Unit-of-production method (Basis – salvage value) x (number of units produced during the tax year / estimated total of units asset will produce) The more that’s produced in a tax year, the greater the depreciation. Exclude under MACRS and elect to depreciate property under this method. Usually used for equipment in exploiting natural resources (mines, wells etc…) and space above landfill or dumps.
Operating days method (to calculate machine-hours, just replace “days” with “hours”) (Basis – salvage value) x (number of days used in the year / total number of days that the item can be used) The more days the asset is operated, the greater the depreciation. Exclude under MACRS and elect to depreciate property under this method. A retail butcher in a market could use this for a meat-slicing machine. Because the butcher only opens weekends and closes on Sunday and Monday, they could use the operating days method.
Income forecast method (Basis – Salvage Value) x (Income generated from property during tax year / Estimated total of income from the property during its useful life) Depreciation appears to ‘match’ in proportion to the amount of income that’s produced. The more income, the greater the depreciation. Film, video tapes, sound recordings, copyrights, books and patents must use this method and not MACRS. Films make money from movies screening so it would make sense that depreciation should ‘match’ income for the year rather than being a set amount like in straight line.

Why are there so many depreciation methods?

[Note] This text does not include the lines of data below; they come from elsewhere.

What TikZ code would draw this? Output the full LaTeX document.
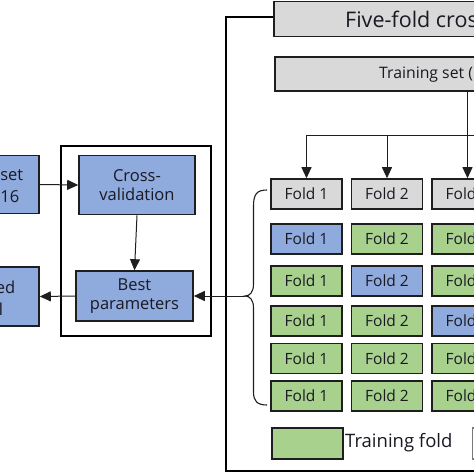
\documentclass[tikz,border=0pt]{standalone}
\usepackage{fontspec}
\setmainfont{Open Sans}
\usetikzlibrary{arrows.meta}
\definecolor{boxgray}{RGB}{217,217,217}
\definecolor{boxblue}{RGB}{143,170,220}
\definecolor{boxgreen}{RGB}{169,209,142}
\definecolor{edgec}{RGB}{30,30,30}
\definecolor{txt}{RGB}{25,25,35}
\tikzset{
  fsz/.style={font=\fontsize{#1}{#1}\selectfont},
  boxbase/.style={draw=edgec, line width=1.6pt, inner sep=0pt, text=txt},
  fold/.style={boxbase, minimum width=71pt, minimum height=30pt, fsz=15.5},
  gfold/.style={fold, fill=boxgray},
  bfold/.style={fold, fill=boxblue},
  grfold/.style={fold, fill=boxgreen},
  bluebox/.style={boxbase, fill=boxblue, align=center, fsz=16.5},
  frame/.style={draw=black, line width=1.5pt, inner sep=0pt},
  lbl/.style={inner sep=0pt, text=txt},
  arr/.style={draw=edgec, line width=1pt, -{Triangle[length=11pt,width=10pt]}},
  ln/.style={draw=edgec, line width=1pt},
}
\begin{document}
\begin{tikzpicture}[x=1pt,y=-1pt]
\useasboundingbox (0,0) rectangle (474,474);
\clip (0,0) rectangle (474,474);
\fill[white] (0,0) rectangle (474,474);

% outer frame and middle frame
\node[frame, minimum width=334pt, minimum height=454pt] (outer) at (393,244) {};
\node[frame, minimum width=150pt, minimum height=190pt] (mid) at (136,241) {};

% title and training set boxes
\node[boxbase, fill=boxgray, minimum width=346pt, minimum height=35pt] (title) at (447,19) {};
\node[lbl, anchor=west, fsz=21.5] (titletxt) at (345,19) {Five-fold cros};
\node[boxbase, fill=boxgray, minimum width=345pt, minimum height=34pt] (train) at (447.5,74) {};
\node[lbl, anchor=west, fsz=15.8] (traintxt) at (379,75) {Training set (};

% left boxes
\node[boxbase, fill=boxblue, minimum width=60pt, minimum height=58pt] (setbox) at (9,184.5) {};
\node[lbl, anchor=east, fsz=16.5] (settxt1) at (23.5,175) {set};
\node[lbl, anchor=east, fsz=16.5] (settxt2) at (19.5,197) {16};
\node[boxbase, fill=boxblue, minimum width=60pt, minimum height=59pt] (model) at (9,296.5) {};
\node[lbl, anchor=east, fsz=16.5] (modtxt1) at (15.5,287) {ed};
\node[lbl, anchor=east, fsz=16.5] (modtxt2) at (3.2,309) {l};

% middle boxes
\node[bluebox, minimum width=116pt, minimum height=59pt] (cv) at (137,185) {Cross-\\[2pt]validation};
\node[bluebox, minimum width=117pt, minimum height=50pt] (best) at (134.5,296) {Best\\[2pt]parameters};

% fold grid
\foreach \r/\y in {1/194,2/239,3/281,4/321,5/358.5,6/396}{
  \foreach \c/\x in {1/306.5,2/387,3/467.5}{
    \ifnum\r=1
      \node[gfold] (f\r\c) at (\x,\y) {Fold \c};
    \else
      \pgfmathtruncatemacro{\bl}{\r-1}
      \ifnum\bl=\c
        \node[bfold] (f\r\c) at (\x,\y) {Fold \c};
      \else
        \node[grfold] (f\r\c) at (\x,\y) {Fold \c};
      \fi
    \fi
  }
}

% legend
\node[grfold, minimum width=71pt, minimum height=31pt] (leg1) at (307.5,443.5) {};
\node[lbl, anchor=west, fsz=18.5] (legtxt) at (345,443) {Training fold};
\node[boxbase, draw={rgb,255:red,120;green,120;blue,120}, fill=white, minimum width=70pt, minimum height=31pt] (leg2) at (507.5,443.5) {};

% split lines from training set
\coordinate (hl) at (306.5,135);
\coordinate (hr) at (490,135);
\draw[ln] (hl) -- (hr);
\draw[ln] (train.south -| f13.north) -- (f13.north |- hl);
\draw[arr] (hl) -- (f11.north);
\draw[arr] (f12.north |- hl) -- (f12.north);
\draw[arr] (f13.north |- hl) -- (f13.north);

% brace
\coordinate (bt) at (245,296);
\draw[ln, line width=1.1pt] (267,190) .. controls (257,190) and (253.5,194) .. (253.5,206)
  -- (253.5,284) .. controls (253.5,292) and (250,296) .. (bt)
  .. controls (250,296) and (253.5,300) .. (253.5,308)
  -- (253.5,392) .. controls (253.5,401) and (257,405) .. (267,405);

% connectors
\draw[arr] (bt) -- (best.east);
\draw[arr] (best.west) -- (model.east);
\draw[arr] (setbox.east) -- (cv.west);
\draw[arr] (cv.south) -- (best.north);
\end{tikzpicture}
\end{document}
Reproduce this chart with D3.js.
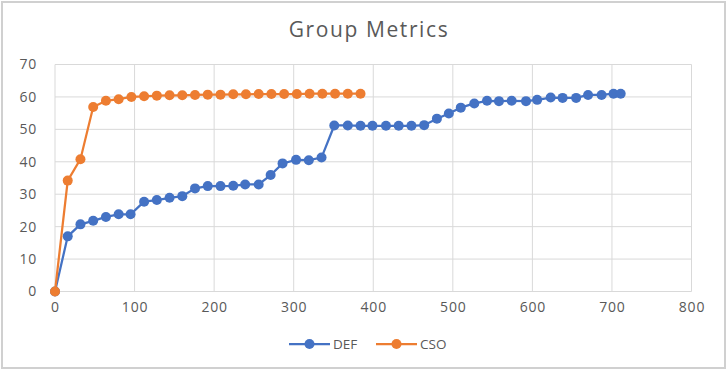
<!DOCTYPE html>
<html>
<head>
<meta charset="utf-8">
<script src="https://cdn.jsdelivr.net/npm/d3@7"></script>
<style>
  body { margin: 0; background: #fff; }
  svg { display: block; font-family: "Open Sans", "Noto Sans", sans-serif; }
</style>
</head>
<body>
<div id="chart"></div>
<script>
const seriesNames = ["DEF", "CSO"]
const colors = ["#4472C4", "#ED7D31"]

const defX = [0, 16, 32, 48, 64, 80, 95, 112, 128, 144, 160, 176, 192, 208, 224, 239,
  256, 271, 286, 303, 319, 335, 351, 368, 384, 399, 416, 432, 448, 464, 480, 495,
  510, 527, 543, 558, 574, 592, 606, 623, 638, 655, 670, 687, 702, 711]
const defY = [0, 17.0, 20.7, 21.8, 23.0, 23.8, 23.8, 27.7, 28.2, 28.9, 29.4, 31.8, 32.5, 32.5, 32.6, 33.0,
  33.0, 35.9, 39.5, 40.6, 40.5, 41.3, 51.2, 51.2, 51.1, 51.1, 51.1, 51.1, 51.1, 51.3, 53.3, 54.9,
  56.7, 58.0, 58.8, 58.7, 58.8, 58.7, 59.1, 59.8, 59.7, 59.7, 60.6, 60.6, 61.0, 61.0]

const csoX = [0, 16, 32, 48, 64, 80, 96, 112, 128, 144, 160, 176, 192, 208, 224, 240,
  256, 272, 288, 304, 320, 336, 352, 368, 384]
const csoY = [0, 34.2, 40.8, 56.9, 58.8, 59.3, 60.0, 60.2, 60.4, 60.5, 60.5, 60.6, 60.7, 60.7, 60.8, 60.8,
  60.9, 60.9, 60.9, 60.9, 61.0, 61.0, 61.0, 61.0, 61.0]

const xTicks = [0, 100, 200, 300, 400, 500, 600, 700, 800]
const yTicks = [0, 10, 20, 30, 40, 50, 60, 70]

const W = 727, H = 371
const plotLeft = 55, plotRight = 691.5, plotTop = 64.5, plotBottom = 291.5

const svg = d3.select('#chart').append('svg')
  .attr('width', W)
  .attr('height', H)

// outer frame
svg.append('rect')
  .attr('x', 2).attr('y', 2)
  .attr('width', W - 4).attr('height', H - 5)
  .attr('fill', '#fff')
  .attr('stroke', '#d0d0d0')
  .attr('stroke-width', 2)

svg.append('text')
  .attr('x', 369).attr('y', 37)
  .attr('text-anchor', 'middle')
  .attr('font-size', 21)
  .attr('letter-spacing', 1.6)
  .attr('fill', '#595959')
  .text('Group Metrics')

const x = d3.scaleLinear().domain([0, 800]).range([plotLeft, plotRight])
const y = d3.scaleLinear().domain([0, 70]).range([plotBottom, plotTop])

// grid
svg.append('g').selectAll('line')
  .data(yTicks).enter().append('line')
  .attr('x1', plotLeft).attr('x2', plotRight)
  .attr('y1', d => y(d)).attr('y2', d => y(d))
  .attr('stroke', '#d9d9d9').attr('stroke-width', 1)
svg.append('g').selectAll('line')
  .data(xTicks).enter().append('line')
  .attr('y1', plotTop).attr('y2', plotBottom)
  .attr('x1', d => x(d)).attr('x2', d => x(d))
  .attr('stroke', '#d9d9d9').attr('stroke-width', 1)

const yAxis = svg.append('g')
  .attr('transform', `translate(${plotLeft},0)`)
  .call(d3.axisLeft(y).tickValues(yTicks).tickSize(0).tickPadding(18))
yAxis.select('.domain').remove()
yAxis.selectAll('text').attr('font-size', 14).attr('letter-spacing', 0.8).attr('fill', '#595959')
  .attr('font-family', '"Open Sans", sans-serif')

const xAxis = svg.append('g')
  .attr('transform', `translate(0,${plotBottom})`)
  .call(d3.axisBottom(x).tickValues(xTicks).tickSize(0).tickPadding(11))
xAxis.select('.domain').remove()
xAxis.selectAll('text').attr('font-size', 14).attr('letter-spacing', 0.8).attr('fill', '#595959')
  .attr('font-family', '"Open Sans", sans-serif')

const series = [
  { name: seriesNames[0], color: colors[0], pts: defX.map((v, i) => [v, defY[i]]) },
  { name: seriesNames[1], color: colors[1], pts: csoX.map((v, i) => [v, csoY[i]]) }
]

const line = d3.line().x(d => x(d[0])).y(d => y(d[1]))

series.forEach(s => {
  const g = svg.append('g')
  g.append('path')
    .attr('d', line(s.pts))
    .attr('fill', 'none')
    .attr('stroke', s.color)
    .attr('stroke-width', 2.25)
  g.selectAll('circle').data(s.pts).enter().append('circle')
    .attr('cx', d => x(d[0])).attr('cy', d => y(d[1]))
    .attr('r', 5)
    .attr('fill', s.color)
})

// legend
const legendPos = [289, 376]
series.forEach((s, i) => {
  const lx = legendPos[i]
  const g = svg.append('g').attr('transform', `translate(${lx},344)`)
  g.append('line').attr('x1', 0).attr('x2', 41).attr('y1', 0).attr('y2', 0)
    .attr('stroke', s.color).attr('stroke-width', 2.25)
  g.append('circle').attr('cx', 20.5).attr('cy', 0).attr('r', 5).attr('fill', s.color)
  g.append('text').attr('x', 44).attr('y', 0).attr('dy', '0.35em')
    .attr('font-size', 13.5).attr('fill', '#595959')
    .text(s.name)
})
</script>
</body>
</html>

There are many reasons why there are so many depreciation methods.

However, it comes down to the fact that there are different types of property and because of this, one method of depreciation may suit a certain type of property but not another. If it doesn’t suit that other property, it may disadvantage the company or provide an unfair benefit.

For example, the depreciation method that would be appropriate for a computer (that’s thrown away quickly / gets outdated quickly and is easily replaceable) wouldn’t be the same for something like a sewer (which should be built to last) or a billboard.

Another example is with machinery that produces nic-nacs. One year the machine may produce 100,000 nic nacs and the next year, due to an increase in demand, the machine may produce 500,000 nic nacs. Because the machine deteriorates based on the number of units produced, it seems more appropriate to use the units-of-production method. In such cases, the declining balance method wouldn’t ‘match’ income and straight-line assumes the same depreciation each year even though the machine is used more in the second year.